Goldstone is former chief prosecutor of the International Criminal Tribunals for the former Yugoslavia and Rwanda.

The Palestinian Authority dominated by Fatah, late in the week decided to go with the deferment after lobbying by Israel. So confident was Israel of Fatah siding with Israel, its envoy to the United Nations on Thursday announced the Palestinian Authority would not support a vote Friday. It was widely expected until then that the council would adopt the report and refer it to the Security Council to take action.

Israel’s announcement Thursday embarassed Fatah which had to deny the report saying its position had not changed. However by Friday a vote was dead in the water.

Deferment of action on the report gives Israel and its supporters another six months to build its case that the report is biased against the Jewish state. The United States presured Fatah through the week arguing that any action taken on the Goldstone report would hamper peace negotiations.

The U.S. agrees with Israel that in its view the report is one-sided. Asked about the report the day after it was released, Secretary of State Hillary Clinton said, "We believe that the mandate for the Goldstone report was one-sided, and that many of the recommendations are appropriately dealt with by the institutions within Israel ; therefore, we believe that the appropriate venue within the international system is the Human Rights Council. We and other nations will be engaged about that, but we have grave concerns about the recommendations."

U.S. Assistant Secretary of State Michael H. Posner went further a day later using terminology adopted by Israel. "We disagree sharply with many of the report’s assessments and its recommendations and believe it to be deeply flawed," he said.

Israel did not co-operate with Goldstone’s four-member panel. "Israel basically was the equivalent of being summoned to a court in which its guilt was already presumed, in which one of the jurors had already declared Israel guilty, and which the witnesses for the prosecution were, in fact, the murderers.

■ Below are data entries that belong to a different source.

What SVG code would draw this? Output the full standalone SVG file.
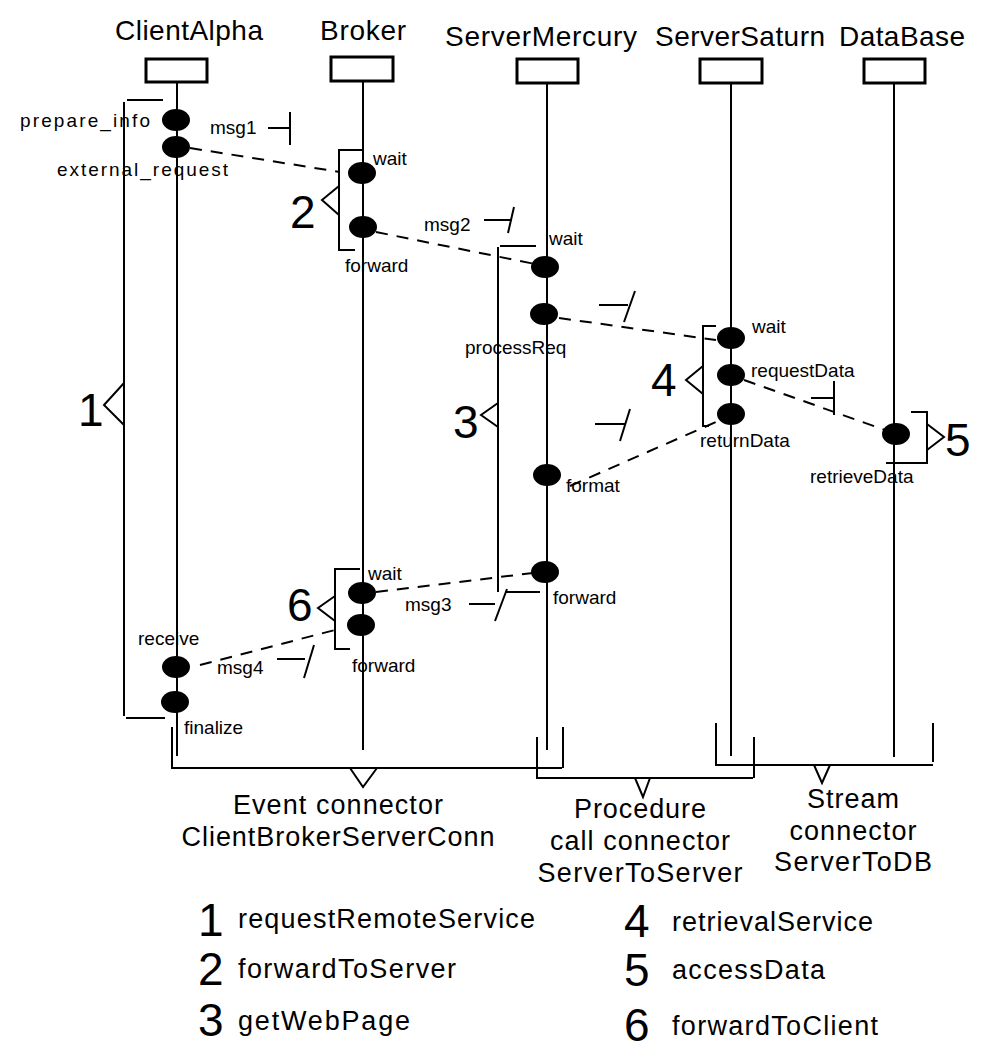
<svg xmlns="http://www.w3.org/2000/svg" width="992" height="1061" viewBox="0 0 992 1061">
<style>
text{font-family:"Liberation Sans",Arial,sans-serif;fill:#000}
.h{font-size:28px;text-anchor:middle}
.l{font-size:19px}
.n{font-size:46px}
.c{font-size:27px;text-anchor:middle}
.g{font-size:27px}
.ln{stroke:#000;stroke-width:2;fill:none}
.d{stroke:#000;stroke-width:2;stroke-dasharray:12,9;fill:none}
.b{fill:#fff;stroke:#000;stroke-width:3}
</style>
<rect width="992" height="1061" fill="#fff"/>
<g id="ClientAlpha"><text class="h" x="189" y="40" textLength="148">ClientAlpha</text><rect class="b" x="146" y="59" width="61" height="23"/><line class="ln" x1="177" y1="83" x2="177" y2="756"/></g>
<g id="Broker"><text class="h" x="363" y="40" textLength="86">Broker</text><rect class="b" x="331" y="57" width="62" height="24"/><line class="ln" x1="363" y1="82" x2="363" y2="750"/></g>
<g id="ServerMercury"><text class="h" x="541" y="46" textLength="192">ServerMercury</text><rect class="b" x="517" y="59" width="61" height="24"/><line class="ln" x1="547" y1="84" x2="547" y2="750"/></g>
<g id="ServerSaturn"><text class="h" x="740" y="46" textLength="170">ServerSaturn</text><rect class="b" x="700" y="59" width="62" height="24"/><line class="ln" x1="731" y1="84" x2="731" y2="756"/></g>
<g id="DataBase"><text class="h" x="902" y="46" textLength="126">DataBase</text><rect class="b" x="864" y="59" width="61" height="24"/><line class="ln" x1="894" y1="84" x2="894" y2="757"/></g>

<g id="events">
<ellipse cx="176" cy="120" rx="14" ry="11"/><ellipse cx="176" cy="147" rx="14" ry="11"/><ellipse cx="176" cy="667" rx="14" ry="11"/><ellipse cx="175" cy="702" rx="14" ry="11"/>
<ellipse cx="362" cy="173" rx="14" ry="11"/><ellipse cx="363" cy="227" rx="14" ry="11"/><ellipse cx="362" cy="593" rx="14" ry="11"/><ellipse cx="361" cy="625" rx="14" ry="11"/>
<ellipse cx="545" cy="267" rx="14" ry="11"/><ellipse cx="544" cy="314" rx="14" ry="11"/><ellipse cx="547" cy="475" rx="14" ry="11"/><ellipse cx="545" cy="572" rx="14" ry="11"/>
<ellipse cx="731" cy="338" rx="14" ry="11"/><ellipse cx="731" cy="375" rx="14" ry="11"/><ellipse cx="731" cy="414" rx="14" ry="11"/>
<ellipse cx="896" cy="434" rx="14" ry="11"/>
</g>
<g id="labels">
<text class="l" x="20" y="127" textLength="130">prepare_info</text>
<text class="l" x="57" y="176" textLength="171">external_request</text>
<text class="l" x="373" y="165">wait</text>
<text class="l" x="345" y="272">forward</text>
<text class="l" x="549" y="245">wait</text>
<text class="l" x="465" y="354">processReq</text>
<text class="l" x="566" y="492">format</text>
<text class="l" x="553" y="604">forward</text>
<text class="l" x="752" y="333">wait</text>
<text class="l" x="751" y="377">requestData</text>
<text class="l" x="700" y="447">returnData</text>
<text class="l" x="810" y="483">retrieveData</text>
<text class="l" x="368" y="580">wait</text>
<text class="l" x="352" y="672">forward</text>
<text class="l" x="138" y="645">receive</text>
<text class="l" x="184" y="734">finalize</text>
</g>
<g id="brackets">
<path class="ln" d="M127,100H163M124,102V716M126,718H165M124,383L104,405L124,425"/>
<text class="n" x="78" y="426">1</text>
<path class="ln" d="M362,150H339V250H355M339,186L322,200L339,215"/>
<text class="n" x="290" y="228">2</text>
<path class="ln" d="M500,246H536M498,247V592M505,592H540M498,403L481,415L498,427"/>
<text class="n" x="453" y="438">3</text>
<path class="ln" d="M716,326H703V426H709M703,366L686,380L703,394"/>
<text class="n" x="651" y="396">4</text>
<path class="ln" d="M911,412H927V463H886M927,424L944,437L927,450"/>
<text class="n" x="945" y="456">5</text>
<path class="ln" d="M360,569H335V649H350M335,596L318,608L335,621"/>
<text class="n" x="287" y="621">6</text>
</g>
<g id="connectors">
<path class="d" d="M190,148L340,172M376,232L535,264M559,318L716,340M744,380L885,430M570,486L716,422M376,592L533,573M200,665L335,630"/>
<path class="ln" d="M268,128H290M290,112V145M484,220H512M514,207L508,233M599,305H628M635,291L624,322M811,398H834M834,381V415M595,424H625M630,409L620,441M469,604H495M507,589L495,621M277,659H305M314,645L304,678"/>
<text class="l" x="210" y="134">msg1</text>
<text class="l" x="424" y="231">msg2</text>
<text class="l" x="405" y="611">msg3</text>
<text class="l" x="217" y="674">msg4</text>
</g>
<g id="bottom">
<path class="ln" d="M172,727V768H562M563,727V768M350,768L363,787L377,768"/>
<path class="ln" d="M537,737V778H753M754,737V778M635,778L643,797L650,778"/>
<path class="ln" d="M716,723V765H933M933,723V762M814,765L822,783L830,765"/>
<text class="c" x="338" y="814" textLength="210">Event connector</text>
<text class="c" x="338" y="846" textLength="313">ClientBrokerServerConn</text>
<text class="c" x="640" y="818" textLength="132">Procedure</text>
<text class="c" x="640" y="850" textLength="180">call connector</text>
<text class="c" x="640" y="882" textLength="205">ServerToServer</text>
<text class="c" x="853" y="808" textLength="92">Stream</text>
<text class="c" x="853" y="840" textLength="127">connector</text>
<text class="c" x="853" y="871" textLength="158">ServerToDB</text>
</g>
<g id="legend">
<text class="n" x="198" y="936">1</text><text class="g" x="238" y="928" textLength="297">requestRemoteService</text>
<text class="n" x="198" y="985">2</text><text class="g" x="238" y="978" textLength="218">forwardToServer</text>
<text class="n" x="198" y="1036">3</text><text class="g" x="238" y="1030" textLength="172">getWebPage</text>
<text class="n" x="624" y="937">4</text><text class="g" x="672" y="931" textLength="201">retrievalService</text>
<text class="n" x="624" y="986">5</text><text class="g" x="672" y="979" textLength="153">accessData</text>
<text class="n" x="624" y="1041">6</text><text class="g" x="672" y="1035" textLength="206">forwardToClient</text>
</g>
</svg>
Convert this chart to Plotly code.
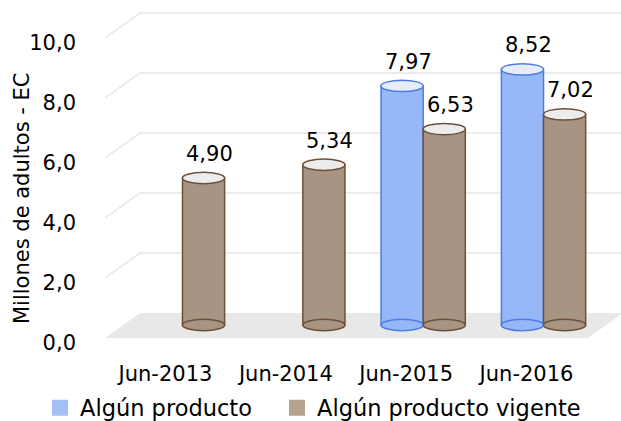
import plotly.graph_objects as go

# data
categories = ["Jun-2013", "Jun-2014", "Jun-2015", "Jun-2016"]
series_names = ["Algún producto", "Algún producto vigente"]
algun_producto = [None, None, 7.97, 8.52]
algun_producto_vigente = [4.90, 5.34, 6.53, 7.02]
y_ticks = [0, 2, 4, 6, 8, 10]

# colours
BLUE, BLUE_EDGE, BLUE_TOP, BLUE_KEY = "#96b7f8", "#4d7de3", "#e6ecf8", "#a3c1f7"
BROWN, BROWN_EDGE, BROWN_TOP = "#a89483", "#6e5038", "#ececec"
BROWN_KEY = "#b5a291"
GRID = "#e6e6e6"
FONT = "DejaVu Sans"

# geometry in screen pixels (body margin is removed below)
W, H = 621, 421
L, R, T, B = 85, 0, 10, 71
PW, PH = W - L - R, H - T - B
PX_PER_UNIT = 30
ZERO_PX = 325                      # screen row of value 0 (middle depth)
FRONT = -13 / PX_PER_UNIT          # front plane offset in data units
BACK = 12 / PX_PER_UNIT            # back wall offset in data units
BARGAP = 0.30
HALF_BAR = (1 - BARGAP) / 4
ELL = 0.19                         # half height of cylinder caps (data units)


def sx(px):
    return (px - L) / PW


def sy(px):
    return (T + PH - px) / PH


y_lo = -(T + PH - ZERO_PX) / PX_PER_UNIT
y_hi = (ZERO_PX - T) / PX_PER_UNIT
xpos = list(range(len(categories)))

fig = go.Figure()
fig.add_trace(go.Bar(x=xpos, y=algun_producto, name=series_names[0], showlegend=False,
                     marker=dict(color=BLUE, line=dict(color=BLUE_EDGE, width=1.5))))
fig.add_trace(go.Bar(x=xpos, y=algun_producto_vigente, name=series_names[1], showlegend=False,
                     marker=dict(color=BROWN, line=dict(color=BROWN_EDGE, width=1.5))))
# legend keys (bigger squares than the default bar key), one legend each
for name, key, leg in zip(series_names, [BLUE_KEY, BROWN_KEY], ["legend", "legend2"]):
    fig.add_trace(go.Scatter(x=[None], y=[None], mode="markers", name=name, legend=leg,
                             marker=dict(symbol="square", size=16, color=key, line=dict(width=0))))

shapes = []
# floor
xf, xb = sx(105), sx(140)
xfr, xbr = sx(588), sx(623)
shapes.append(dict(type="path", xref="paper", yref="y", layer="below",
                   path=f"M {xf},{FRONT} L {xfr},{FRONT} L {xbr},{BACK} L {xb},{BACK} Z",
                   fillcolor="#e8e8e8", line=dict(width=0)))
# back wall + side wall grid lines
for v in y_ticks[1:]:
    shapes.append(dict(type="path", xref="paper", yref="y", layer="below",
                       path=f"M {xf},{v + FRONT} L {xb},{v + BACK} L 1.02,{v + BACK}",
                       line=dict(color=GRID, width=1.5)))

# cylinder caps and value labels
annotations = []
series = [(algun_producto, -HALF_BAR, BLUE, BLUE_EDGE, BLUE_TOP),
          (algun_producto_vigente, HALF_BAR, BROWN, BROWN_EDGE, BROWN_TOP)]
for vals, off, col, edge, top in series:
    for i, v in enumerate(vals):
        if v is None:
            continue
        cx = xpos[i] + off
        shapes.append(dict(type="circle", xref="x", yref="y", layer="above",
                           x0=cx - HALF_BAR, x1=cx + HALF_BAR, y0=-ELL, y1=ELL,
                           fillcolor=col, line=dict(color=edge, width=1.5)))
        shapes.append(dict(type="circle", xref="x", yref="y", layer="above",
                           x0=cx - HALF_BAR, x1=cx + HALF_BAR, y0=v - ELL, y1=v + ELL,
                           fillcolor=top, line=dict(color=edge, width=1.5)))
        annotations.append(dict(x=cx, y=v, xref="x", yref="y", text=f"{v:.2f}".replace(".", ","),
                                showarrow=False, yanchor="bottom", yshift=10, xshift=6,
                                font=dict(family=FONT, size=21, color="#000000")))

annotations.append(dict(text="Millones de adultos - EC", textangle=-90, showarrow=False,
                        xref="paper", yref="paper", x=sx(22), y=sy(199),
                        xanchor="center", yanchor="middle",
                        font=dict(family=FONT, size=21, color="#000000")))

legend_style = dict(orientation="h", yanchor="middle", xanchor="left", y=sy(408),
                    itemsizing="trace", font=dict(family=FONT, size=22.5),
                    bgcolor="rgba(0,0,0,0)")

fig.update_layout(
    width=W, height=H,
    margin=dict(l=L, r=R, t=T, b=B, autoexpand=False),
    paper_bgcolor="white", plot_bgcolor="rgba(0,0,0,0)",
    separators=",.",
    barmode="group", bargap=BARGAP, bargroupgap=0,
    font=dict(family=FONT, color="#000000"),
    shapes=shapes, annotations=annotations,
    xaxis=dict(domain=[sx(122.3), sx(603.7)], range=[-0.5, 3.5],
               tickmode="array", tickvals=xpos, ticktext=categories,
               showgrid=False, zeroline=False, showline=False, ticks="",
               ticklabelshift=-17, ticklabelstandoff=9,
               tickfont=dict(family=FONT, size=21)),
    yaxis=dict(range=[y_lo, y_hi], anchor="free", position=0,
               tickmode="array", tickvals=y_ticks, tickformat=".1f",
               showgrid=False, zeroline=False, showline=False, ticks="",
               ticklabelshift=18, ticklabelstandoff=9,
               tickfont=dict(family=FONT, size=21)),
    legend=dict(x=sx(40), **legend_style),
    legend2=dict(x=sx(277), **legend_style),
)

# drop the default 8px page margin so the figure sits at the window origin
fig.write_html("out.html", config={"displayModeBar": False},
               post_script="document.body.style.margin = '0px';")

I can’t think of any country in the world which would participate in such a farce of justice," Israel’s Ambassador to the U.S. Michael Oren said.

Prime Minister Benjamin Netanyahu spent last weekend in Washington telephoning members of the U.S. Congress campaigning against the adoption of the report, in additon to pressing Israel’s case against Iran.

The Human Rights Council which on Friday was expected to vote on a resolution adopting the Goldstone report will now consider it at its next session, scheduled to take place in March 2010 in Geneva.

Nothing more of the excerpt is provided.